Sometimes they even allow the workers to make special shoes for someone’s quinciera. “When you work with one of them, you work with the whole family,” she says. “You have to adapt to these people, because it’s an art. I can’t put an ad in the newspaper. Once I get a good shoemaker, I have to keep him here.”
Many Peruvian companies pay their employees off the books, or small artisans don’t charge properly for their work. “And a lot of people take advantage of that here. I know it because I have meeting with retail stores, and they say, ‘I’m just going to pay $30.’ And I automatically say no, because that is not even the materials that I use. I know our prices are not cheap, but we are doing something no one else is doing. Everything we do is the best,” she says.
She employs women in the finishing area, and also is starting to hire for the stitching. “Not the handmade, because you can’t imagine the strength it takes to stretch the leather,” she says. “It’s very hard, you have to use the whole body.

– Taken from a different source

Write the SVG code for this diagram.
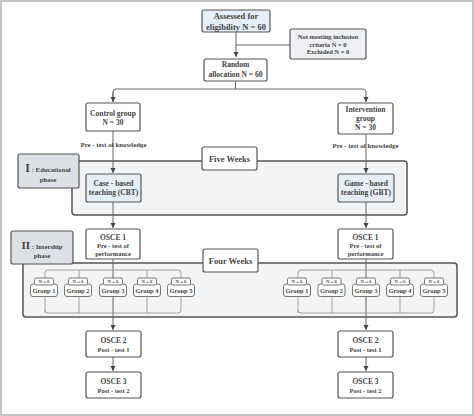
<svg xmlns="http://www.w3.org/2000/svg" width="474" height="416" viewBox="0 0 474 416">
<style>
text{font-family:"Liberation Serif","DejaVu Serif",serif;font-weight:bold;fill:#454545;text-anchor:middle}
.box{stroke:#555;stroke-width:1.2}
.w{fill:#fff}
.b{fill:#e6eef7}
.g{fill:#eef0f3}
.lab{fill:#dde0e5}
.big{fill:#f3f4f6;stroke:#555;stroke-width:1.5}
.c{fill:none;stroke:#666;stroke-width:1}
.br{fill:none;stroke:#999;stroke-width:0.9}
.gb{fill:#fff;stroke:#666;stroke-width:0.9}
.f9{font-size:8.5px}
.f75{font-size:7.5px}
.f7{font-size:6.8px}
.f65{font-size:6.5px}
.f6{font-size:6.4px}
.f5{font-size:4.8px}
</style>
<defs>
<marker id="ah" markerWidth="6" markerHeight="6" refX="5" refY="3" orient="auto" markerUnits="userSpaceOnUse">
<path d="M0,0.5 L5,3 L0,5.5 Z" fill="#444"/>
</marker>
<g id="grp">
<rect class="gb" x="-13.5" y="284" width="27" height="12.5" rx="2.5"/>
<rect class="gb" x="-9.5" y="278" width="19" height="7" rx="1.5"/>
<text class="f5" x="0" y="283.3">N = 6</text>
</g>
</defs>
<rect x="1" y="1" width="472" height="414" fill="#fff" stroke="#c4c4c4" stroke-width="2"/>

<g id="educational-phase">
<rect class="big" x="72" y="161" width="335" height="54" rx="3"/>
</g>
<g id="internship-phase">
<rect class="big" x="23" y="263" width="434" height="54" rx="3"/>
</g>

<g id="connectors">
<path class="c" d="M236,32 V57" marker-end="url(#ah)"/>
<path class="c" d="M236,45 H290"/>
<path class="c" d="M235.5,81 V89"/>
<path class="c" d="M113,102 V92 Q113,89 116,89 H363 Q366,89 366,92 V102" marker-end="url(#ah)"/>
<path class="c" d="M113,92 V102" marker-end="url(#ah)"/>
<path class="c" d="M113,131 V173" marker-end="url(#ah)"/>
<path class="c" d="M366,134 V173" marker-end="url(#ah)"/>
<path class="c" d="M113,202 V228" marker-end="url(#ah)"/>
<path class="c" d="M366,202 V228" marker-end="url(#ah)"/>
<path class="c" d="M113,259 V330" marker-end="url(#ah)"/>
<path class="c" d="M366,259 V330" marker-end="url(#ah)"/>
<path class="c" d="M113,357 V371" marker-end="url(#ah)"/>
<path class="c" d="M366,357 V371" marker-end="url(#ah)"/>
<path class="br" d="M45,313 V273 Q45,270 48,270 H178 Q181,270 181,273 V310 Q181,313 178,313 H48 Q45,313 45,310 M79,270 V313 M147,270 V313"/>
<path class="br" d="M298,313 V273 Q298,270 301,270 H431 Q434,270 434,273 V310 Q434,313 431,313 H301 Q298,313 298,310 M332,270 V313 M400,270 V313"/>
</g>

<g id="assessed">
<rect class="box b" x="202" y="10" width="68" height="22" rx="2"/>
<text class="f9" x="236" y="19">Assessed for</text>
<text class="f9" x="236" y="29.5">eligibility N = 60</text>
</g>
<g id="excluded">
<rect class="box g" x="290" y="29" width="76" height="30" rx="2"/>
<text class="f65" x="328" y="39">Not meeting inclusion</text>
<text class="f65" x="328" y="46.5">criteria N = 0</text>
<text class="f65" x="328" y="54">Excluded N = 0</text>
</g>
<g id="random">
<rect class="box w" x="204" y="59" width="63" height="22" rx="2"/>
<text class="f75" x="235.5" y="67">Random</text>
<text class="f75" x="235.5" y="76.5">allocation N = 60</text>
</g>
<g id="control">
<rect class="box w" x="86" y="103" width="54" height="28" rx="2"/>
<text class="f75" x="113" y="115.5">Control group</text>
<text class="f75" x="113" y="124.5">N = 30</text>
</g>
<g id="intervention">
<rect class="box w" x="338" y="103" width="55" height="31" rx="2"/>
<text class="f75" x="365.5" y="112">Intervention</text>
<text class="f75" x="365.5" y="121">group</text>
<text class="f75" x="365.5" y="130">N = 30</text>
</g>
<g id="pretest-labels">
<text class="f7" x="113.5" y="146.5">Pre - test of knowledge</text>
<text class="f7" x="365.5" y="147.5">Pre - test of knowledge</text>
</g>
<g id="educational-label">
<rect class="box lab" x="18" y="154" width="61" height="34" rx="2"/>
<text x="48" y="172"><tspan style="font-size:12px">I</tspan><tspan class="f7"> : Educational</tspan></text>
<text class="f7" x="48" y="181.5">phase</text>
</g>
<g id="five-weeks">
<rect class="box w" x="202" y="147" width="55" height="23" rx="2"/>
<text class="f9" x="229.5" y="161.5">Five Weeks</text>
</g>
<g id="cbt">
<rect class="box b" x="86" y="174" width="55" height="28" rx="2"/>
<text class="f75" x="113.5" y="186">Case - based</text>
<text class="f75" x="113.5" y="195">teaching (CBT)</text>
</g>
<g id="gbt">
<rect class="box b" x="338" y="174" width="56" height="28" rx="2"/>
<text class="f75" x="366" y="186">Game - based</text>
<text class="f75" x="366" y="195">teaching (GBT)</text>
</g>
<g id="internship-label">
<rect class="box lab" x="11" y="231" width="62" height="33" rx="2"/>
<text x="42" y="248.5"><tspan style="font-size:11px">II</tspan><tspan class="f7"> : Intership</tspan></text>
<text class="f7" x="42" y="258">phase</text>
</g>
<g id="osce1-left">
<rect class="box w" x="86" y="229" width="54" height="30" rx="2"/>
<text class="f75" x="113" y="240">OSCE 1</text>
<text class="f65" x="113" y="247.5">Pre - test of</text>
<text class="f65" x="113" y="255.5">performance</text>
</g>
<g id="osce1-right">
<rect class="box w" x="338" y="229" width="55" height="30" rx="2"/>
<text class="f75" x="365.5" y="240">OSCE 1</text>
<text class="f65" x="365.5" y="247.5">Pre - test of</text>
<text class="f65" x="365.5" y="255.5">performance</text>
</g>
<g id="four-weeks">
<rect class="box w" x="203" y="249" width="55" height="23" rx="2"/>
<text class="f9" x="230.5" y="263.5">Four Weeks</text>
</g>
<g id="groups-left">
<use href="#grp" x="44"/><text class="f6" x="44" y="293">Group 1</text>
<use href="#grp" x="78"/><text class="f6" x="78" y="293">Group 2</text>
<use href="#grp" x="113"/><text class="f6" x="113" y="293">Group 3</text>
<use href="#grp" x="147"/><text class="f6" x="147" y="293">Group 4</text>
<use href="#grp" x="181"/><text class="f6" x="181" y="293">Group 5</text>
</g>
<g id="groups-right">
<use href="#grp" x="297"/><text class="f6" x="297" y="293">Group 1</text>
<use href="#grp" x="331.5"/><text class="f6" x="331.5" y="293">Group 2</text>
<use href="#grp" x="366"/><text class="f6" x="366" y="293">Group 3</text>
<use href="#grp" x="400"/><text class="f6" x="400" y="293">Group 4</text>
<use href="#grp" x="434"/><text class="f6" x="434" y="293">Group 5</text>
</g>
<g id="osce2-left">
<rect class="box w" x="86" y="331" width="55" height="26" rx="2"/>
<text class="f75" x="113.5" y="342.5">OSCE 2</text>
<text class="f65" x="113.5" y="351.5">Post - test 1</text>
</g>
<g id="osce2-right">
<rect class="box w" x="338" y="331" width="55" height="26" rx="2"/>
<text class="f75" x="365.5" y="342.5">OSCE 2</text>
<text class="f65" x="365.5" y="351.5">Post - test 1</text>
</g>
<g id="osce3-left">
<rect class="box w" x="86" y="372" width="55" height="26" rx="2"/>
<text class="f75" x="113.5" y="383.5">OSCE 3</text>
<text class="f65" x="113.5" y="392.5">Post - test 2</text>
</g>
<g id="osce3-right">
<rect class="box w" x="338" y="372" width="55" height="26" rx="2"/>
<text class="f75" x="365.5" y="383.5">OSCE 3</text>
<text class="f65" x="365.5" y="392.5">Post - test 2</text>
</g>
</svg>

So you won’t have a women doing the shoe. Maybe a sandal.”
She takes me back down to the factory floor for a tour. First we go into the pattern development room, then the leather cutting area. “After we cut, we skive,” she says. What is skiving? It’s cutting the edge of the leather so that it it has a feather edge and can be neatly fitted into seams.
“You see you a shoe like this, you don’t understand how much work is being done,” she says. This is true. I had no idea the details that go into a good handmade shoe.
All the components of the shoe go into a bag that is passed along down the line from artisan to artisan. “They get mad when they don’t have all their stuff,” she says. The upper leather is stretched over the last and nailed and stitched, the inner components of the sole are added, the sole is glued on, and then stitched. The layers of heel go on finally, and are hand cut into shape, then the artisans carefully sand the sole on the machines to satin-y, burnished perfection.
“It’s amazing how similar the shoes all look at the end. Because everyone has their own way of working,” she says.